Sans vouloir le moins du monde, insulter à la mémoire d’un homme aussi universellement regretté, il serait peut-être bon de rappeler que le « bon » Sembat les avait au préalable votées les lois scélérates, qu’il a, ainsi que ses collègues, dont quelques uns sont devenus les farouches internationalistes que l’on sait, prêté son concours à la guerre du droit, qu’il a été plusieurs fois ministre et que ma foi, c’est un parlementaire qui vient de mourir et gui, comme tous les parlementaires…
La Marne
Les cyniques responsables de tant de milliers de cadavres ont « fêté » le 8e anniversaire de la « victoire » de la Marne. À cette occasion, le grand chef des Sauvages, Poincaré, a prononcé un grand discours, pieusement recueilli et propagé par la presse patriotarde — avec la peau des autres — et par l’Action Française en particulier.
Parlant des alliances de la « dernière » guerre, Poincaré déclare :
« Les coalitions qui se sont formées en d’autres temps étaient, en général, condamnées à se désagréger, parce qu’elles avaient été inspirées par la convoitise. Cette fois, nous nous sommes groupés pour empêcher l’Allemagne d’opprimer les autres peuples : nous nous sommes battus pour la justice et la liberté. »
Cela ne fait pas plaisir à Maurras :
« Je ne sais pas bien, dit-il, jusqu’à quand « les formules de cet ordre seront supportées du papier et se feront souffrir des oreilles humaines. Elles passent encore. »
C’est que Maurras sait bien que chez les capitalistes et les gouvernants à leur solde, le désintéressement est un luxe dont ils ne s’embarrassent guère. France, Patrie, Droit, Liberté, ne sont que des mots dont ils savent se servir habilement pour asseoir plus solidement leur domination.
L’increvable
La « victime » si peu intéressante de Cottin se porte à merveille. Le même pitre, qui ne veut pas se décider à rendre au diable une âme qui serait pourtant reçue à bras ouverts, vient en effet de se décider à accomplir le voyage d’Amérique à seule fin de prouver péremptoirement aux américains qu’ils ont tort d’accuser la France d’impérialisme et de militarisme.
« Au pays de Barnum, dit Jacques Banville, dans la Liberté, Clemenceau est sûr d’un succès de sympathie et de curiosité. »
« S’il parle des dettes, il faudra qu’il soit vraiment inspiré.

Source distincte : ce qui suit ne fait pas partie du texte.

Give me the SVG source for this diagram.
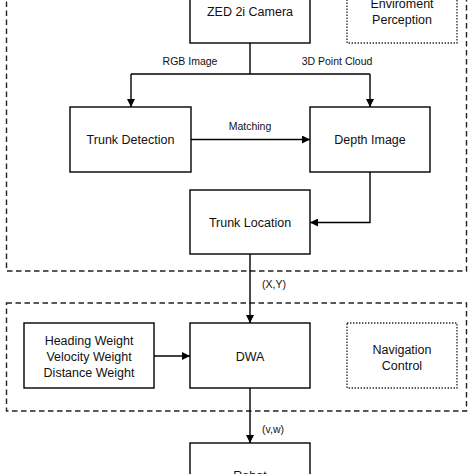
<svg xmlns="http://www.w3.org/2000/svg" width="474" height="474" viewBox="0 0 474 474">
<defs>
<style>
.box{fill:#fff;stroke:#000;stroke-width:1.4}
.grp{fill:none;stroke:#222;stroke-width:1.4;stroke-dasharray:5.5 3.5}
.dot{fill:none;stroke:#222;stroke-width:1.3;stroke-dasharray:1.4 1.6}
.t{font-family:"Liberation Sans",Arial,sans-serif;font-size:12.5px;fill:#111;text-anchor:middle}
.s{font-family:"Liberation Sans",Arial,sans-serif;font-size:10.5px;fill:#111;text-anchor:middle}
.c{fill:none;stroke:#000;stroke-width:1.4}
</style>
<marker id="ah" viewBox="0 0 10 10" refX="10" refY="5" markerWidth="8" markerHeight="8" markerUnits="userSpaceOnUse" orient="auto">
<path d="M0,0 L10,5 L0,10 z" fill="#000"/>
</marker>
</defs>
<rect width="474" height="474" fill="#fff"/>
<g id="groups">
<rect class="grp" x="6.5" y="-30" width="460" height="301"/>
<rect class="grp" x="6.5" y="303" width="460" height="108"/>
</g>
<g id="connectors">
<path class="c" d="M250,43 V74"/>
<path class="c" d="M131,74 H370"/>
<path class="c" d="M131,74 V107" marker-end="url(#ah)"/>
<path class="c" d="M370,74 V107" marker-end="url(#ah)"/>
<path class="c" d="M191,139.5 H310" marker-end="url(#ah)"/>
<path class="c" d="M370,172 V222.5 H310" marker-end="url(#ah)"/>
<path class="c" d="M250,254 V323" marker-end="url(#ah)"/>
<path class="c" d="M154,356 H190" marker-end="url(#ah)"/>
<path class="c" d="M250,388 V443" marker-end="url(#ah)"/>
<text class="s" x="190" y="65">RGB Image</text>
<text class="s" x="337" y="65">3D Point Cloud</text>
<text class="s" x="250" y="130">Matching</text>
<text class="s" x="274" y="288">(X,Y)</text>
<text class="s" x="273" y="433">(v,w)</text>
</g>
<g id="camera">
<rect class="box" x="190" y="-22" width="120" height="65"/>
<text class="t" x="250" y="15.5">ZED 2i Camera</text>
</g>
<g id="env">
<rect class="dot" x="347" y="-22" width="110" height="65"/>
<text class="t" x="402" y="7.5">Enviroment</text>
<text class="t" x="402" y="23.5">Perception</text>
</g>
<g id="trunkdet">
<rect class="box" x="70" y="107" width="121" height="65"/>
<text class="t" x="130.5" y="144">Trunk Detection</text>
</g>
<g id="depth">
<rect class="box" x="310" y="107" width="120" height="65"/>
<text class="t" x="370" y="144">Depth Image</text>
</g>
<g id="trunkloc">
<rect class="box" x="190" y="190" width="120" height="64"/>
<text class="t" x="250" y="227">Trunk Location</text>
</g>
<g id="weights">
<rect class="box" x="24" y="323" width="130" height="65"/>
<text class="t" x="89" y="344.5">Heading Weight</text>
<text class="t" x="89" y="360.5">Velocity Weight</text>
<text class="t" x="89" y="376.5">Distance Weight</text>
</g>
<g id="dwa">
<rect class="box" x="190" y="323" width="120" height="65"/>
<text class="t" x="250" y="360.5">DWA</text>
</g>
<g id="nav">
<rect class="dot" x="347" y="323" width="110" height="65"/>
<text class="t" x="402" y="353.5">Navigation</text>
<text class="t" x="402" y="369.5">Control</text>
</g>
<g id="robot">
<rect class="box" x="190" y="443" width="120" height="65"/>
<text class="t" x="250" y="480">Robot</text>
</g>
</svg>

Mais il se propose surtout de défendre la France contre le reproche de militarisme et d’impérialisme. Là, nous doutons encore plus de l’efficacité. D’abord pourquoi toujours se défendre, toujours s’excuser, ce qui revient à s’accuser ? L’Angleterre s’excuse-t-elle d’être la première puissance maritime du monde, de s’appeler et de constituer officiellement un empire, le British Empire, d’avoir des plans impérialistes et impériaux sur une moitié de l’Asie ? »
En effet, la France qu’illustrent, d’aussi illustres généraux que le nommé Duchêne, le glorieux vainqueur du Havre, n’a pas besoin de s’excuser. Elle n’a qu’à tirer son grand sabre et à faire démolir à nouveau quelques centaines de milliers de ses « enfants » qui ne semblent pas avoir conscience de l’abîme où les conduit la rapacité de leurs dirigeants.
Alliance franco-allemande
Les hommes d’affaires, eux, ne perdent pas leur temps, qui est d’or, en vains palabres. Loucheur et Ratheneau avaient déjà essayé une combinaison Hugo Stinnes, concurrent de Rathenau et l’un des plus gros requins allemands, vient d’en conclure une autre avec de Lubersac au nom de la Confédération générale des coopératives de reconstruction des régions dévastées.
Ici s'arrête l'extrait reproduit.